September 15, 2004

Music Notation - The Source of Weakness in Contemporary Classical Rock?

It struck me in responding to Steve that perhaps the reason that groups like BOAC et al, appear to contemporary rock fans as irrelevant or behind the times is likely a result of their notational and performance practice. Perhaps the integration of composer with ensemble in groups like GYBE, Radiohead and Sigur Ros encourages the type of experimentation that such a timbrally fluid entity needs to be cutting edge.

Notating a guitar feedback yelp is possible, but playing it just right and according to the needs of the composition is problematic. We have no real rock music ensemble notation and a record of the recording process that Sigur Ros uses would be a record of experiments (as evinced by their recent interview in TapeOp magazine).
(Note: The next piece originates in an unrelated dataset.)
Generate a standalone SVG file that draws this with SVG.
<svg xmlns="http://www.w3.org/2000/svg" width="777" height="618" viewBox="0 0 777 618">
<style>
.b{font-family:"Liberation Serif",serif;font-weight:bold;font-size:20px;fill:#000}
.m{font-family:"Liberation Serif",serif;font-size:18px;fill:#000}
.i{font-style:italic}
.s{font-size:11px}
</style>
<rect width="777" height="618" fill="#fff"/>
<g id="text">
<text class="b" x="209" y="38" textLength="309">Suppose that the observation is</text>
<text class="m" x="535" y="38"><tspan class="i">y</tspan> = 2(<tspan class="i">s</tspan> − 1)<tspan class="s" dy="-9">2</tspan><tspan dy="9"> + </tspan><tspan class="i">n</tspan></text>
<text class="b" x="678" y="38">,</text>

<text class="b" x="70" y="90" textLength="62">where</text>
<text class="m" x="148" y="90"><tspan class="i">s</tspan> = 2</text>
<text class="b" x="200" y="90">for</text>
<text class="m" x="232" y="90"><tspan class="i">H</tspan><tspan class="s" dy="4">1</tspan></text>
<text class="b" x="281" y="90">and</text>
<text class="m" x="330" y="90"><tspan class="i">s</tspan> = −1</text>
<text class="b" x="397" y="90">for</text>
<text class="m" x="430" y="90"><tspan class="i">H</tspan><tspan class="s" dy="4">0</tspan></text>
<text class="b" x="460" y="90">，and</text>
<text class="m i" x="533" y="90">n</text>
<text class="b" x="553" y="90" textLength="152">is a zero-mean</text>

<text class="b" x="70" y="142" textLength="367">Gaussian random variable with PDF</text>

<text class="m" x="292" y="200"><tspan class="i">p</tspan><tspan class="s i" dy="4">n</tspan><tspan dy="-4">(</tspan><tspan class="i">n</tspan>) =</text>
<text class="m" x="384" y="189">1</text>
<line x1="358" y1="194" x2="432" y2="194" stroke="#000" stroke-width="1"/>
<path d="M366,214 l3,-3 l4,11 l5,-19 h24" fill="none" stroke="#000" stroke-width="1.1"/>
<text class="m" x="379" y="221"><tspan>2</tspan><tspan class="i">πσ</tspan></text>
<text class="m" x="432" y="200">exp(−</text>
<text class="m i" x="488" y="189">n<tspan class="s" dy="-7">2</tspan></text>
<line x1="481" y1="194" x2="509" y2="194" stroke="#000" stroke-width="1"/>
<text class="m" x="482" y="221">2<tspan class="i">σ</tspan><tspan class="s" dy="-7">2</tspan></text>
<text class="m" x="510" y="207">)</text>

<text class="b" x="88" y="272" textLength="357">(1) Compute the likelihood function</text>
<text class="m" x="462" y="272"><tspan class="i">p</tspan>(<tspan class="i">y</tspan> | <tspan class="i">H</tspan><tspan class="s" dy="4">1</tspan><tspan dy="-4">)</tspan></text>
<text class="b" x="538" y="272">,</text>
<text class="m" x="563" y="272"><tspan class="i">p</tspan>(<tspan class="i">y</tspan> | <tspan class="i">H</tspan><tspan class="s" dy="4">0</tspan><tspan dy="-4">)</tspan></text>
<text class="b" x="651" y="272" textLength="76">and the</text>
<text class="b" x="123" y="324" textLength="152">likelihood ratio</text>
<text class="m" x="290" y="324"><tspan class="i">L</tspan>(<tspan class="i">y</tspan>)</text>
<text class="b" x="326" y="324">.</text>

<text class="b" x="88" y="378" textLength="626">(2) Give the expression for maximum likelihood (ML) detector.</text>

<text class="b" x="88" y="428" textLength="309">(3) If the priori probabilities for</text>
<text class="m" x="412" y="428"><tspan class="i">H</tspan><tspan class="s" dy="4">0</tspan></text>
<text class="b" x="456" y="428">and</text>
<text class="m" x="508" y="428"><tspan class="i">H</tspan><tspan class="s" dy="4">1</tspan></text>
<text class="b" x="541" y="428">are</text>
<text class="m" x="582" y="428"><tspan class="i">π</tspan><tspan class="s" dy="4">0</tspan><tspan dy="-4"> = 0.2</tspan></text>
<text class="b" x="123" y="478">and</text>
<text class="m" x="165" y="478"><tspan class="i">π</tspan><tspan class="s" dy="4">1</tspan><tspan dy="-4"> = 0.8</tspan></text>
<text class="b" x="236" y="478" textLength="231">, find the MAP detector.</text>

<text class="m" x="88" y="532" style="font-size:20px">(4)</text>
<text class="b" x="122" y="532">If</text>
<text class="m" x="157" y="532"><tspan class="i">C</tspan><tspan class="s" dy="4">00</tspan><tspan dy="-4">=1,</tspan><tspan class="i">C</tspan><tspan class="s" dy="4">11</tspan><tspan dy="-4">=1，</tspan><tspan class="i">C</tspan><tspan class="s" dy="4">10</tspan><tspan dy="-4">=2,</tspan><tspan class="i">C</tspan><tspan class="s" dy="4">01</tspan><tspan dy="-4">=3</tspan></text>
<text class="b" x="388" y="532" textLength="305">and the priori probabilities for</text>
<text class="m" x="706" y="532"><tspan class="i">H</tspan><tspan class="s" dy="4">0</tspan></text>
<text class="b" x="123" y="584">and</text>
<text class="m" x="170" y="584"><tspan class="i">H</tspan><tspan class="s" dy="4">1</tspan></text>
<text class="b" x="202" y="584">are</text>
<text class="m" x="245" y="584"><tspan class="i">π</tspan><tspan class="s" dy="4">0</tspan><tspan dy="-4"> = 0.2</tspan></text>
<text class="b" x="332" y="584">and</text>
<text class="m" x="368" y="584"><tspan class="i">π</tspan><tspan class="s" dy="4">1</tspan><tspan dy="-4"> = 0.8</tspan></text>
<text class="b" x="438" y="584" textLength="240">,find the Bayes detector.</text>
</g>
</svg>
Maybe a valid notation (and not merely a record of experiments) is the next step in the cannibalization of rock?

Posted by jeff at September 15, 2004 02:40 PM
Comments

Jazz notation practices could pretty easily be adapted to this.

Posted by: Lucas Gonze at September 15, 2004 04:16 PM

The effects of notation are paradoxical -- on the one hand, you can notate what had previously been transmitted by ear and essentially freeze a tradition from further development(which is what happened to German folk music, and was similar the practice in many East Block countries); on the other hand, the development of a tradition of informed but creative _reading_ (and mis-reading) of musical notation is potentially very rich. (The composer Richard K. Winslow put it this way: "if you want music to be played exactly the same, transmit it orally; if you want it to change over time, write it down).
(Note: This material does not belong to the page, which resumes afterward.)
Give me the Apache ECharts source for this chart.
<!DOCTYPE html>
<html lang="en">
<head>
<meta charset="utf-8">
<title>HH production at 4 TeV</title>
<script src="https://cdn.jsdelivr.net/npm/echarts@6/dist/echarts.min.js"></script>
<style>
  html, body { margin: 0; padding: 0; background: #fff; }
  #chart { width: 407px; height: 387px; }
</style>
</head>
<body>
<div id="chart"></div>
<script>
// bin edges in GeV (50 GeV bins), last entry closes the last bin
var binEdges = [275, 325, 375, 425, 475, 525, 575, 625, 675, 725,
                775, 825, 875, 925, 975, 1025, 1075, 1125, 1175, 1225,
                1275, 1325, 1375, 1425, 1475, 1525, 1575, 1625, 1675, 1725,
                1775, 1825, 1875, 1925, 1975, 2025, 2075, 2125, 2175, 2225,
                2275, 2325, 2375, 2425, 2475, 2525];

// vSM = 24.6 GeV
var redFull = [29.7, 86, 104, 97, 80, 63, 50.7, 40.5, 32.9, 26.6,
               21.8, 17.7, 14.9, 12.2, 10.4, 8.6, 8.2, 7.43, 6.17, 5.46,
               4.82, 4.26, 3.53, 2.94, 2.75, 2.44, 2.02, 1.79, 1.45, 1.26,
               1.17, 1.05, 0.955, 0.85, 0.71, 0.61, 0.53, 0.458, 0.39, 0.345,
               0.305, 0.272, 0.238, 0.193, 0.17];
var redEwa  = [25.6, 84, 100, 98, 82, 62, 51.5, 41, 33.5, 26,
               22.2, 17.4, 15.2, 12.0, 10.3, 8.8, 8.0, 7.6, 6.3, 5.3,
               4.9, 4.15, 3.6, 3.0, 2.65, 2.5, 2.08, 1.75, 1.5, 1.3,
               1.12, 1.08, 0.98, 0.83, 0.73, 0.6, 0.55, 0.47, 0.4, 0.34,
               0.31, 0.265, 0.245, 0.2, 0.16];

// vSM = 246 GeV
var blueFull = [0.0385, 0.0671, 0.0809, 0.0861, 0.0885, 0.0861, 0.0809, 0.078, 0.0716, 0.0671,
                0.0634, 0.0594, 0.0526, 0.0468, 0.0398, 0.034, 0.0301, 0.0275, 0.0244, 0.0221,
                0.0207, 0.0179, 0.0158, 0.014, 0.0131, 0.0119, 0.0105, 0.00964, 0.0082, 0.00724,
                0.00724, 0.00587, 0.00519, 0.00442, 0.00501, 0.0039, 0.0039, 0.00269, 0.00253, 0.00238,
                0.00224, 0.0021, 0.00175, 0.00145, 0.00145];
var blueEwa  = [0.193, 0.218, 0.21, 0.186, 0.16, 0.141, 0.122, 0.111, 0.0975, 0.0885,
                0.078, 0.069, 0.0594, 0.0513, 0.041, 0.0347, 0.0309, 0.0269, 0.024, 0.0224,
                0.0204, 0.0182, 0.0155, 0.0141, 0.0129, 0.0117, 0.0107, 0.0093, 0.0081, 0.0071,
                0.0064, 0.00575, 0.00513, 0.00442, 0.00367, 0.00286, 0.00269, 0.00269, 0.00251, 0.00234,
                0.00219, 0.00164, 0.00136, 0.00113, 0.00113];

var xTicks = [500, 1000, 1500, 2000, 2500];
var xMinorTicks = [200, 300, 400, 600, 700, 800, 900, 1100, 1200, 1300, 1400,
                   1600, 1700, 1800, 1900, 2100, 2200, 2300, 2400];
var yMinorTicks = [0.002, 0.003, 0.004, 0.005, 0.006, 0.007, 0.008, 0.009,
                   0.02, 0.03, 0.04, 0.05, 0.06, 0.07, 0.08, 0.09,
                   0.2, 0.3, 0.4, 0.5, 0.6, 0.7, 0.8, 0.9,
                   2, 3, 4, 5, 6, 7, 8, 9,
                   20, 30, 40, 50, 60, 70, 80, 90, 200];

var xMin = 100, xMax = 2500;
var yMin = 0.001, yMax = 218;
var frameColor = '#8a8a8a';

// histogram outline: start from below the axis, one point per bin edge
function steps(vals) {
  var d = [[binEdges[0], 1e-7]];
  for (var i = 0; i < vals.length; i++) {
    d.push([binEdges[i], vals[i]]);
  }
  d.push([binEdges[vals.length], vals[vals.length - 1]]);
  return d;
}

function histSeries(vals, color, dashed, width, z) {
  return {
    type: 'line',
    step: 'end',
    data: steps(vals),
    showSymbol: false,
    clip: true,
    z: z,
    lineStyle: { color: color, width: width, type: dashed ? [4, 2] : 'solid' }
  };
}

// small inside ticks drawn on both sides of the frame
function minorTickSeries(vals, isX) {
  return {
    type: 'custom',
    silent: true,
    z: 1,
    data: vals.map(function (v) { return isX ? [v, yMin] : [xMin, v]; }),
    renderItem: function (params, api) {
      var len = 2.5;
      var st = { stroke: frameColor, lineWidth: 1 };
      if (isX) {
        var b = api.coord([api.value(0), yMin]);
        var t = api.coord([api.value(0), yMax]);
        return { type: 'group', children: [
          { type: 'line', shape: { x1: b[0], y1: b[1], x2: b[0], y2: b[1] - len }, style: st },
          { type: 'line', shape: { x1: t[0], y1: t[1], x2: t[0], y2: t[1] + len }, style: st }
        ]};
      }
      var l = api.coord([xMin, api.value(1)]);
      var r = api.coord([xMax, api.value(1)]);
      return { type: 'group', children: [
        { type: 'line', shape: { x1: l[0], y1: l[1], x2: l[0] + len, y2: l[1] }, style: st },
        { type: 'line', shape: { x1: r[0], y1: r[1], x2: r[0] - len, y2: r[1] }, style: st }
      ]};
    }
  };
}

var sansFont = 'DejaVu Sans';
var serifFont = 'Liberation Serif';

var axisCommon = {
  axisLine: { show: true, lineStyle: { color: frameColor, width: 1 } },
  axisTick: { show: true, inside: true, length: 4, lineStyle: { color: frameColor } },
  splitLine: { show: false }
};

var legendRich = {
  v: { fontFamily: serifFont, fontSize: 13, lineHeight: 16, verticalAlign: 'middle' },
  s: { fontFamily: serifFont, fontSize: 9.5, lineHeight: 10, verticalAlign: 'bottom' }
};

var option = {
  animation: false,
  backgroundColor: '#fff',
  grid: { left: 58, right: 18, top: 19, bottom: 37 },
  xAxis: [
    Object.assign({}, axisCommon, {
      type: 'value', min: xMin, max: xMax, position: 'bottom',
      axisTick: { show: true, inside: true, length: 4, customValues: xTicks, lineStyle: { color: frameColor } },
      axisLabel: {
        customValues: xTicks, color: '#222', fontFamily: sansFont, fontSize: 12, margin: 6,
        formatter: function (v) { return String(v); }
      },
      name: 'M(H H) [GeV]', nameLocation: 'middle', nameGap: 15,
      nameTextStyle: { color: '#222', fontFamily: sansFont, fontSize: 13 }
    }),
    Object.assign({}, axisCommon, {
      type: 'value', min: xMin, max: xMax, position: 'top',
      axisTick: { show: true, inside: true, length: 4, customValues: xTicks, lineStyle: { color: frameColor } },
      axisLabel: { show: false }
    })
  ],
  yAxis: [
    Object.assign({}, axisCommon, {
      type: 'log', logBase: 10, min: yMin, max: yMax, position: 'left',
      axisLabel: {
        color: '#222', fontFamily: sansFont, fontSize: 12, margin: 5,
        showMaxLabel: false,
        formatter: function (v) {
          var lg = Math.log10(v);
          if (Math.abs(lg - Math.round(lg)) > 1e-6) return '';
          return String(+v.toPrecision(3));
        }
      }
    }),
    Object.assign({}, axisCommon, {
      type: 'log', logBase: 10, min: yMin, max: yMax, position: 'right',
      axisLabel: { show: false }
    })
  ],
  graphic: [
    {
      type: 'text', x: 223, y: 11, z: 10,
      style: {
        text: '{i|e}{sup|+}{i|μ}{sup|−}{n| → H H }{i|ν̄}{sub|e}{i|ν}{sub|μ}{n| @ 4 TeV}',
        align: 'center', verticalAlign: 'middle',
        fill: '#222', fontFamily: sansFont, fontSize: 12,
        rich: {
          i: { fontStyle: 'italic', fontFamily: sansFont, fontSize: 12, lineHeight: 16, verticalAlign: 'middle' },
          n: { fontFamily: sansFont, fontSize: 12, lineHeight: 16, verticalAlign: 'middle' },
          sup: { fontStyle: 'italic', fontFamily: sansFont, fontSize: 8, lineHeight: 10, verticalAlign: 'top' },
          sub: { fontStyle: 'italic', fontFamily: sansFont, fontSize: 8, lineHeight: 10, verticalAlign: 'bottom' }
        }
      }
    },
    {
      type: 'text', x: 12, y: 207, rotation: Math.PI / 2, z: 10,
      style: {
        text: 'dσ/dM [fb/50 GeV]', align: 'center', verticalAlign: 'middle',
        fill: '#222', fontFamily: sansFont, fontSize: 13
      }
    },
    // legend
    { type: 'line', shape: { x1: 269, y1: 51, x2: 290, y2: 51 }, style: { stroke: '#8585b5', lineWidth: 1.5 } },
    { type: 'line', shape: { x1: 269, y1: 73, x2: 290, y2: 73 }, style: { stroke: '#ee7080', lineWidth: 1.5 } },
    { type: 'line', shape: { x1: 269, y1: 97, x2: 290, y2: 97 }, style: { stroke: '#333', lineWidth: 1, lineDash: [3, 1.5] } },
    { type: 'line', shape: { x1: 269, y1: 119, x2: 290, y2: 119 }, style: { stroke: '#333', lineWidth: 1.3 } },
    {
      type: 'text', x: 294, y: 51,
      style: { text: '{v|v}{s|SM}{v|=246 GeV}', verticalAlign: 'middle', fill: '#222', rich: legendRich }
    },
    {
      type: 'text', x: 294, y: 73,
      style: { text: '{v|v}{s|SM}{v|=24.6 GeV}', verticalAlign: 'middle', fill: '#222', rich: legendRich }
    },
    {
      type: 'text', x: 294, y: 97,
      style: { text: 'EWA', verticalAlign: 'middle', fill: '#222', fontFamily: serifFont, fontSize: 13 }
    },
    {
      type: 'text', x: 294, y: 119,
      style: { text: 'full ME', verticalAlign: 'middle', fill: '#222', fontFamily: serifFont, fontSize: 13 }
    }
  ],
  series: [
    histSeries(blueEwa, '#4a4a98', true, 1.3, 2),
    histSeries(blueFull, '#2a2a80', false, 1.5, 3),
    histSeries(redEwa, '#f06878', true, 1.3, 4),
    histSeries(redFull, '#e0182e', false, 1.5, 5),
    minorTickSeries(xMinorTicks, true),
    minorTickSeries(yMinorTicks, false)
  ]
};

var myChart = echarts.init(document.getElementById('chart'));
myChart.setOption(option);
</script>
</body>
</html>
A bit of writing and reading might do rock well. I believe that sufficient notational devices already exist, and it's telling, to my ears at least, that the least-notated part of the rock practice, the percussion, is precisely the area of the ensemble that has become most stagnant in recent years.

Posted by: Daniel Wolf at September 16, 2004 04:18 PM

That's an interesting point, Daniel, and does shed some light on rock percussion as it is today.

In cases of acts like Sigur Ros, given that their compositions are so sound-specific, I'd guess that they wouldn't bear much fruit in more abstracted forms such as written instruction. Perhaps as meta-art or lateral thinking devices, but little beyond.